* **Instruction**:
Only the lines holding the string "recreates" are needed. Copy each one.

* **Data to process**:
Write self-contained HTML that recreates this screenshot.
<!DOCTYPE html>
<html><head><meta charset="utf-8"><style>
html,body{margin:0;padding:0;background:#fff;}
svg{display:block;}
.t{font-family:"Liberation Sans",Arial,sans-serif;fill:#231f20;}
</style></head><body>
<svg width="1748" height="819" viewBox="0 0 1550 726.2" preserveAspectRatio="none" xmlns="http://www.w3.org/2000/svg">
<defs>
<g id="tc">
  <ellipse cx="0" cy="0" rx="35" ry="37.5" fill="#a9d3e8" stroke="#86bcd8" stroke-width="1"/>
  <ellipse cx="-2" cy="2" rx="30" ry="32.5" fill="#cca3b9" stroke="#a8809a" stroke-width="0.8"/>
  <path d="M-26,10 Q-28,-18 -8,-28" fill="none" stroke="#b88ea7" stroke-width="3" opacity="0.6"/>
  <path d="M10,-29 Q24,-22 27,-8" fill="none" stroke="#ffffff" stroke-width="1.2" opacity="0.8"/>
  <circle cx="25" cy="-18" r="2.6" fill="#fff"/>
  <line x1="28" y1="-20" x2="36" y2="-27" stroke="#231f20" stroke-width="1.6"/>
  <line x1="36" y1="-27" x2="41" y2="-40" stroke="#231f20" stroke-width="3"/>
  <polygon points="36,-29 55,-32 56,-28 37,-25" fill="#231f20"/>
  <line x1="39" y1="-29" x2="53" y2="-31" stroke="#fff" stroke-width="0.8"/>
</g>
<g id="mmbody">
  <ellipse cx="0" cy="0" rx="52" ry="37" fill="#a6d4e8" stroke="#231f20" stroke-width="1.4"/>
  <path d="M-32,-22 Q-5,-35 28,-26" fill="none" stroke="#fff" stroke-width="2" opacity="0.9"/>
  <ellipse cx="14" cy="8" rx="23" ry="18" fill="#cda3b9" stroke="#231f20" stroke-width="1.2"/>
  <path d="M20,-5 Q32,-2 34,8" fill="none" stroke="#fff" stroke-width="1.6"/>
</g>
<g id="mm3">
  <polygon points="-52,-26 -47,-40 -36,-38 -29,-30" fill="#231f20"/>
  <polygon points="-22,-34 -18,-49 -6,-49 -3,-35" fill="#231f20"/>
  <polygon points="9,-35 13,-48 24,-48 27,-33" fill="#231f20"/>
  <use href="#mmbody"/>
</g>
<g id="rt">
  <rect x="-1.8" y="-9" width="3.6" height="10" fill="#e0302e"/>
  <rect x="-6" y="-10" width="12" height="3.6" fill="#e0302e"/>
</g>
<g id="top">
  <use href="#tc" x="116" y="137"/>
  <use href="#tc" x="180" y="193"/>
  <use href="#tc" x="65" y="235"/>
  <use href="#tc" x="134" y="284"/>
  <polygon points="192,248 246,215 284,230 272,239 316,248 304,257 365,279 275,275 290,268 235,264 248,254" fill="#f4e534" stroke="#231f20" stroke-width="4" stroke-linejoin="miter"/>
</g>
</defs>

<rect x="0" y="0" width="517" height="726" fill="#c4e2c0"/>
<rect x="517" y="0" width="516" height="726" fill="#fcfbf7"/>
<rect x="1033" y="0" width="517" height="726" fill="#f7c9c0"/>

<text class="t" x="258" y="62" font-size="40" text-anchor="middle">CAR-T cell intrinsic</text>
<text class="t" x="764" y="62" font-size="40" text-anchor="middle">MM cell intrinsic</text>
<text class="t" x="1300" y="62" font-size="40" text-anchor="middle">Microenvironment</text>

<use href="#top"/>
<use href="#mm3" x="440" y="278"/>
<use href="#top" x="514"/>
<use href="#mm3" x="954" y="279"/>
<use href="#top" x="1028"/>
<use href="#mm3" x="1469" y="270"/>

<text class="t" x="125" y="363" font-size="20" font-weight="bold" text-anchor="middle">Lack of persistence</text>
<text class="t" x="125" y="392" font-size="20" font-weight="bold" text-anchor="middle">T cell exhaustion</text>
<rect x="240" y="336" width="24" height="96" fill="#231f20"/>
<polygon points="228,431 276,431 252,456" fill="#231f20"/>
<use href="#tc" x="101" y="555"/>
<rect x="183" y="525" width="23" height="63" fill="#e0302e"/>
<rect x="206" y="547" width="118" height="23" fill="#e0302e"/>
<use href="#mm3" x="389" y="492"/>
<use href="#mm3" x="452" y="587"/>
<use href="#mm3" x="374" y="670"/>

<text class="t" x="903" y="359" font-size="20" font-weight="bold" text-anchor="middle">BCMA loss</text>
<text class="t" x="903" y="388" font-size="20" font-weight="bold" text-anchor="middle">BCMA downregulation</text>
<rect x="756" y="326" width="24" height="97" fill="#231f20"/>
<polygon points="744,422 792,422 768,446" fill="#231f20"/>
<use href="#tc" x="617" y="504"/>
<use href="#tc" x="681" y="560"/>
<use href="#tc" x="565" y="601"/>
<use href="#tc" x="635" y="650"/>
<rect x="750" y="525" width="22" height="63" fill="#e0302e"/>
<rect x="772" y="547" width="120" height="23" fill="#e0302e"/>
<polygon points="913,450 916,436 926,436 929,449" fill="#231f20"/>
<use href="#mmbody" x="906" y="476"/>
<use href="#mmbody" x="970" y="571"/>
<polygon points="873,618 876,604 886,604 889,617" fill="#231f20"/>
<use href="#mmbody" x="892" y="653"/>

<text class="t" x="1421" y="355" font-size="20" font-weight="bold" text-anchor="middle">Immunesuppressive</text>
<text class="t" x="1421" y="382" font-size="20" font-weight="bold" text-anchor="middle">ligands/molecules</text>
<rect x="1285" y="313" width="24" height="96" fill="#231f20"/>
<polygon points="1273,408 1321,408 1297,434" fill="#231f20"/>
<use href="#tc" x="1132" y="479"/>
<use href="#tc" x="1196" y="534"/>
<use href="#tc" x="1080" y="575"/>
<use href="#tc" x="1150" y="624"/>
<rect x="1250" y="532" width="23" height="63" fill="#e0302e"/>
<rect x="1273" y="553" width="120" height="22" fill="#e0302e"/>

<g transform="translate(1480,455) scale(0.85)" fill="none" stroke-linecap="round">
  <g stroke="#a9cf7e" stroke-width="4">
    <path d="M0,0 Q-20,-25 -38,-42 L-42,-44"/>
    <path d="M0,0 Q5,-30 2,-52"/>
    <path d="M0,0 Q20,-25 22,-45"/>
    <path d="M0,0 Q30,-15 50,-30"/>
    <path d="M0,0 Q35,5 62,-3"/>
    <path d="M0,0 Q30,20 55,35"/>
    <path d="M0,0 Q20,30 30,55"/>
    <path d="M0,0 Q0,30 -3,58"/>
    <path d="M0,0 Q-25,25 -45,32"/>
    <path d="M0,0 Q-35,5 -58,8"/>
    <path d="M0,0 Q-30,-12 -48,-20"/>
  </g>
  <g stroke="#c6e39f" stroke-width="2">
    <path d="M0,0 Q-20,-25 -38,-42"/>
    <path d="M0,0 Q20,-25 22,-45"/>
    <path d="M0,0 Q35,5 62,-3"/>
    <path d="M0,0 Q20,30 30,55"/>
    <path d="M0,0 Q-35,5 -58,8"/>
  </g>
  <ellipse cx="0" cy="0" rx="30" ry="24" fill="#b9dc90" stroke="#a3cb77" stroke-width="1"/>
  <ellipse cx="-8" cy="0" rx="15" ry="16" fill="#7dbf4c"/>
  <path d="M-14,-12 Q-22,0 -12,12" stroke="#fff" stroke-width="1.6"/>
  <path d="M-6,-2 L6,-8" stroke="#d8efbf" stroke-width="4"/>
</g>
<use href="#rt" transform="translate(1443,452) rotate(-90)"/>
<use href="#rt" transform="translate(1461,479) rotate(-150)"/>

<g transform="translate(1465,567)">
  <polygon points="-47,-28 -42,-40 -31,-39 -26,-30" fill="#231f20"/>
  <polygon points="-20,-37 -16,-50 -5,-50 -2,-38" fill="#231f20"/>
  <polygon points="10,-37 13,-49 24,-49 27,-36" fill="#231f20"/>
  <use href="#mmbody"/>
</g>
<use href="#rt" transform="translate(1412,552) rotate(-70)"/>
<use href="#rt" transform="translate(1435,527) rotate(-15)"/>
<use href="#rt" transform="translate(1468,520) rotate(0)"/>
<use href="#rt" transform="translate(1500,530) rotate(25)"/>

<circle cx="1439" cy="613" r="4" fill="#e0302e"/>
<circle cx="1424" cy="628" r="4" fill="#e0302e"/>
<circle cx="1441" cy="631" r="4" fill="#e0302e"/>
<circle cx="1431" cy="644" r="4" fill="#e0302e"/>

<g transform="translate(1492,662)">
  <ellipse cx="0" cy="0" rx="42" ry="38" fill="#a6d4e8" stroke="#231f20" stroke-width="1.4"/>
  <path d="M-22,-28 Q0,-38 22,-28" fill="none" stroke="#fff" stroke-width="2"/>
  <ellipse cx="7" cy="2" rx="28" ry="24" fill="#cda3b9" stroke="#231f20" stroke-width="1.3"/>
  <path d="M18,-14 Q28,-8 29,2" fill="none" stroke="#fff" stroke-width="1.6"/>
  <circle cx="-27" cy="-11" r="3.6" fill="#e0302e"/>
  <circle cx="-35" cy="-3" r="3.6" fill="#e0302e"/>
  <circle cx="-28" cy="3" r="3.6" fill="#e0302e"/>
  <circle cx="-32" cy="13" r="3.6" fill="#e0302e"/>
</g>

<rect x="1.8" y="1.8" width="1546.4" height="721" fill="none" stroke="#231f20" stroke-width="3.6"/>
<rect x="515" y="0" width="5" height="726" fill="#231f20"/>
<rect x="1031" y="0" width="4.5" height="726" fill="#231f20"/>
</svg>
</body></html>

...

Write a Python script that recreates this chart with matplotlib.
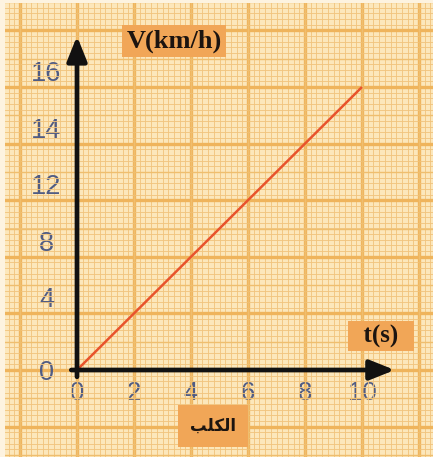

* **Exercise result**:
Write self-contained HTML that recreates this screenshot.
Write a Python script that recreates this chart with matplotlib.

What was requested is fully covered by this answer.